**Task prompt**
In your copy, leave out the pictures; write out all the data exactly.

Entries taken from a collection
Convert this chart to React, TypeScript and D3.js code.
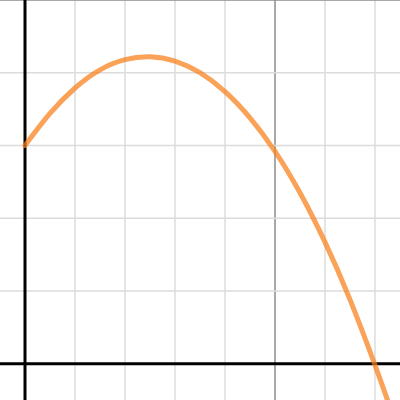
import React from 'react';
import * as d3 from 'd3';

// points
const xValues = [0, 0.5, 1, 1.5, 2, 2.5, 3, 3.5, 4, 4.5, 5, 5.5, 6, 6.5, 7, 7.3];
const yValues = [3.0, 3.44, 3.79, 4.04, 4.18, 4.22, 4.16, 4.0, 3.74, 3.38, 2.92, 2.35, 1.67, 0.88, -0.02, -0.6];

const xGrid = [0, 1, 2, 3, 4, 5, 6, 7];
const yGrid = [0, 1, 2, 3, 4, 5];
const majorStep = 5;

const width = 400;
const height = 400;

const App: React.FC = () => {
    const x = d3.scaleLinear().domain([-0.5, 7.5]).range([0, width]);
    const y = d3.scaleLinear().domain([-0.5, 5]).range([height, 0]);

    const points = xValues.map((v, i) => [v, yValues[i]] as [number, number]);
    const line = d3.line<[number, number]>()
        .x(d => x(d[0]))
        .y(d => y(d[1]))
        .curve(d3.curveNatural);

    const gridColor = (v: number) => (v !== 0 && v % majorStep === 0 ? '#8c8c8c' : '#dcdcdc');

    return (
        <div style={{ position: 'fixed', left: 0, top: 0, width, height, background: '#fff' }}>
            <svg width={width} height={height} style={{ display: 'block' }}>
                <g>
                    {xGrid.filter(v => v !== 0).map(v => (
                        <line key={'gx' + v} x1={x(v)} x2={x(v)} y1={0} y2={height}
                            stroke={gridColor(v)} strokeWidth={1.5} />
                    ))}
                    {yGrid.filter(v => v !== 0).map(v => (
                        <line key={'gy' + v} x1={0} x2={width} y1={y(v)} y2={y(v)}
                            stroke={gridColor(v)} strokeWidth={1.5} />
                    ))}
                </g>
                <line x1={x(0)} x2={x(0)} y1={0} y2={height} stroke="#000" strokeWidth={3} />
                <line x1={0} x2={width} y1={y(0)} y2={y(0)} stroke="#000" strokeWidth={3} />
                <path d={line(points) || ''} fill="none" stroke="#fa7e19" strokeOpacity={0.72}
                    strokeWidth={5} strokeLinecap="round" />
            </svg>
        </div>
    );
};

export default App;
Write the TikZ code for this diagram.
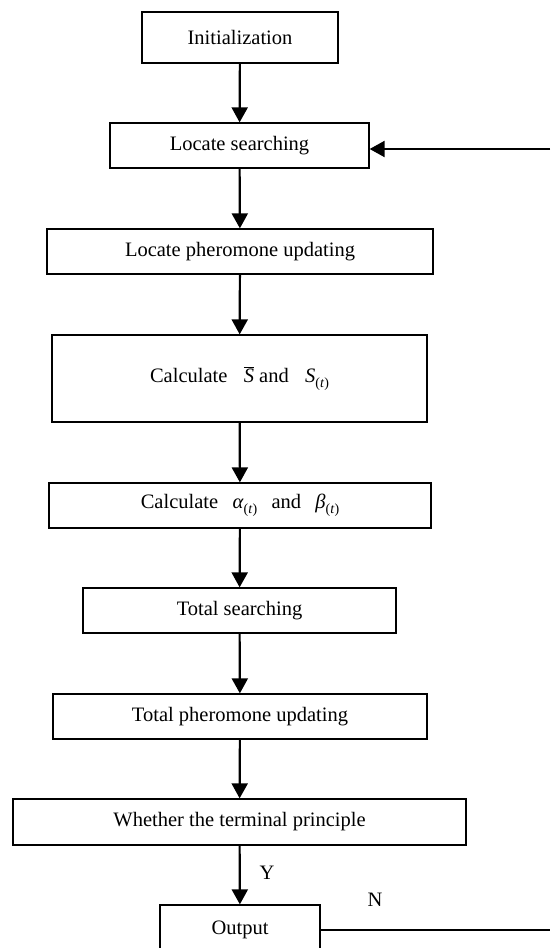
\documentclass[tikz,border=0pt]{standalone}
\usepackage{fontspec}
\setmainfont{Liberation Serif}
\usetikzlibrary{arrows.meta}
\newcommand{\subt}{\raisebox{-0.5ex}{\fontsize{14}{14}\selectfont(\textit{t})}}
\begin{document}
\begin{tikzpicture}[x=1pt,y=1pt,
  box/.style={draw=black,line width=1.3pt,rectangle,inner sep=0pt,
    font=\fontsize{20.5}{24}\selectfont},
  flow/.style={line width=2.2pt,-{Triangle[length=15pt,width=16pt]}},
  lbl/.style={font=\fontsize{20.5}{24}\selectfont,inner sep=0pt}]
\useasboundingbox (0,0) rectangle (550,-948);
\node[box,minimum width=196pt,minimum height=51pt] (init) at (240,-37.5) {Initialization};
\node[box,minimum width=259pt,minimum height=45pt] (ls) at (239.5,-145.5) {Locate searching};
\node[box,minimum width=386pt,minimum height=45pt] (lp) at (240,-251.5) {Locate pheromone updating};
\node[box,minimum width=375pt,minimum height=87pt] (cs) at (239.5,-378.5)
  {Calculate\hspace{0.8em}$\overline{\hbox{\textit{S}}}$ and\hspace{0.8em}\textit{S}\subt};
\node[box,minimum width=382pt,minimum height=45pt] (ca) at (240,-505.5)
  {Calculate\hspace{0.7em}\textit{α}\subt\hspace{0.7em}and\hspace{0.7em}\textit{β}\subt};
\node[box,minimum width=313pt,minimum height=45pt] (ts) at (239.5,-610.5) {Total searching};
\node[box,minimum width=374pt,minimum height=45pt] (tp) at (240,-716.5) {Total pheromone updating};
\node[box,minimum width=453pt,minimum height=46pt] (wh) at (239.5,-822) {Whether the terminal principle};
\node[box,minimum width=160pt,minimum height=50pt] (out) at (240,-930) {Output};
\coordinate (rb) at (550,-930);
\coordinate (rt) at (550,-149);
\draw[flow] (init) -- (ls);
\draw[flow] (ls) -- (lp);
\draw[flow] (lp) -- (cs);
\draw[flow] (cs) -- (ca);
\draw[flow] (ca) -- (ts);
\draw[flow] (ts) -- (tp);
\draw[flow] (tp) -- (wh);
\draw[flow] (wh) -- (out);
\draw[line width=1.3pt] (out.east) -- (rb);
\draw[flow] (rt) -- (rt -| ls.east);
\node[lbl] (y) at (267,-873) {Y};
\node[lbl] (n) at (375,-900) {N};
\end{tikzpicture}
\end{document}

**Task solution**
Convert this chart to React, TypeScript and D3.js code.
import React from 'react';
import * as d3 from 'd3';

// points
const xValues = [0, 0.5, 1, 1.5, 2, 2.5, 3, 3.5, 4, 4.5, 5, 5.5, 6, 6.5, 7, 7.3];
const yValues = [3.0, 3.44, 3.79, 4.04, 4.18, 4.22, 4.16, 4.0, 3.74, 3.38, 2.92, 2.35, 1.67, 0.88, -0.02, -0.6];

const xGrid = [0, 1, 2, 3, 4, 5, 6, 7];
const yGrid = [0, 1, 2, 3, 4, 5];
const majorStep = 5;

const width = 400;
const height = 400;

const App: React.FC = () => {
    const x = d3.scaleLinear().domain([-0.5, 7.5]).range([0, width]);
    const y = d3.scaleLinear().domain([-0.5, 5]).range([height, 0]);

    const points = xValues.map((v, i) => [v, yValues[i]] as [number, number]);
    const line = d3.line<[number, number]>()
        .x(d => x(d[0]))
        .y(d => y(d[1]))
        .curve(d3.curveNatural);

    const gridColor = (v: number) => (v !== 0 && v % majorStep === 0 ? '#8c8c8c' : '#dcdcdc');

    return (
        <div style={{ position: 'fixed', left: 0, top: 0, width, height, background: '#fff' }}>
            <svg width={width} height={height} style={{ display: 'block' }}>
                <g>
                    {xGrid.filter(v => v !== 0).map(v => (
                        <line key={'gx' + v} x1={x(v)} x2={x(v)} y1={0} y2={height}
                            stroke={gridColor(v)} strokeWidth={1.5} />
                    ))}
                    {yGrid.filter(v => v !== 0).map(v => (
                        <line key={'gy' + v} x1={0} x2={width} y1={y(v)} y2={y(v)}
                            stroke={gridColor(v)} strokeWidth={1.5} />
                    ))}
                </g>
                <line x1={x(0)} x2={x(0)} y1={0} y2={height} stroke="#000" strokeWidth={3} />
                <line x1={0} x2={width} y1={y(0)} y2={y(0)} stroke="#000" strokeWidth={3} />
                <path d={line(points) || ''} fill="none" stroke="#fa7e19" strokeOpacity={0.72}
                    strokeWidth={5} strokeLinecap="round" />
            </svg>
        </div>
    );
};

export default App;
Write the TikZ code for this diagram.
\documentclass[tikz,border=0pt]{standalone}
\usepackage{fontspec}
\setmainfont{Liberation Serif}
\usetikzlibrary{arrows.meta}
\newcommand{\subt}{\raisebox{-0.5ex}{\fontsize{14}{14}\selectfont(\textit{t})}}
\begin{document}
\begin{tikzpicture}[x=1pt,y=1pt,
  box/.style={draw=black,line width=1.3pt,rectangle,inner sep=0pt,
    font=\fontsize{20.5}{24}\selectfont},
  flow/.style={line width=2.2pt,-{Triangle[length=15pt,width=16pt]}},
  lbl/.style={font=\fontsize{20.5}{24}\selectfont,inner sep=0pt}]
\useasboundingbox (0,0) rectangle (550,-948);
\node[box,minimum width=196pt,minimum height=51pt] (init) at (240,-37.5) {Initialization};
\node[box,minimum width=259pt,minimum height=45pt] (ls) at (239.5,-145.5) {Locate searching};
\node[box,minimum width=386pt,minimum height=45pt] (lp) at (240,-251.5) {Locate pheromone updating};
\node[box,minimum width=375pt,minimum height=87pt] (cs) at (239.5,-378.5)
  {Calculate\hspace{0.8em}$\overline{\hbox{\textit{S}}}$ and\hspace{0.8em}\textit{S}\subt};
\node[box,minimum width=382pt,minimum height=45pt] (ca) at (240,-505.5)
  {Calculate\hspace{0.7em}\textit{α}\subt\hspace{0.7em}and\hspace{0.7em}\textit{β}\subt};
\node[box,minimum width=313pt,minimum height=45pt] (ts) at (239.5,-610.5) {Total searching};
\node[box,minimum width=374pt,minimum height=45pt] (tp) at (240,-716.5) {Total pheromone updating};
\node[box,minimum width=453pt,minimum height=46pt] (wh) at (239.5,-822) {Whether the terminal principle};
\node[box,minimum width=160pt,minimum height=50pt] (out) at (240,-930) {Output};
\coordinate (rb) at (550,-930);
\coordinate (rt) at (550,-149);
\draw[flow] (init) -- (ls);
\draw[flow] (ls) -- (lp);
\draw[flow] (lp) -- (cs);
\draw[flow] (cs) -- (ca);
\draw[flow] (ca) -- (ts);
\draw[flow] (ts) -- (tp);
\draw[flow] (tp) -- (wh);
\draw[flow] (wh) -- (out);
\draw[line width=1.3pt] (out.east) -- (rb);
\draw[flow] (rt) -- (rt -| ls.east);
\node[lbl] (y) at (267,-873) {Y};
\node[lbl] (n) at (375,-900) {N};
\end{tikzpicture}
\end{document}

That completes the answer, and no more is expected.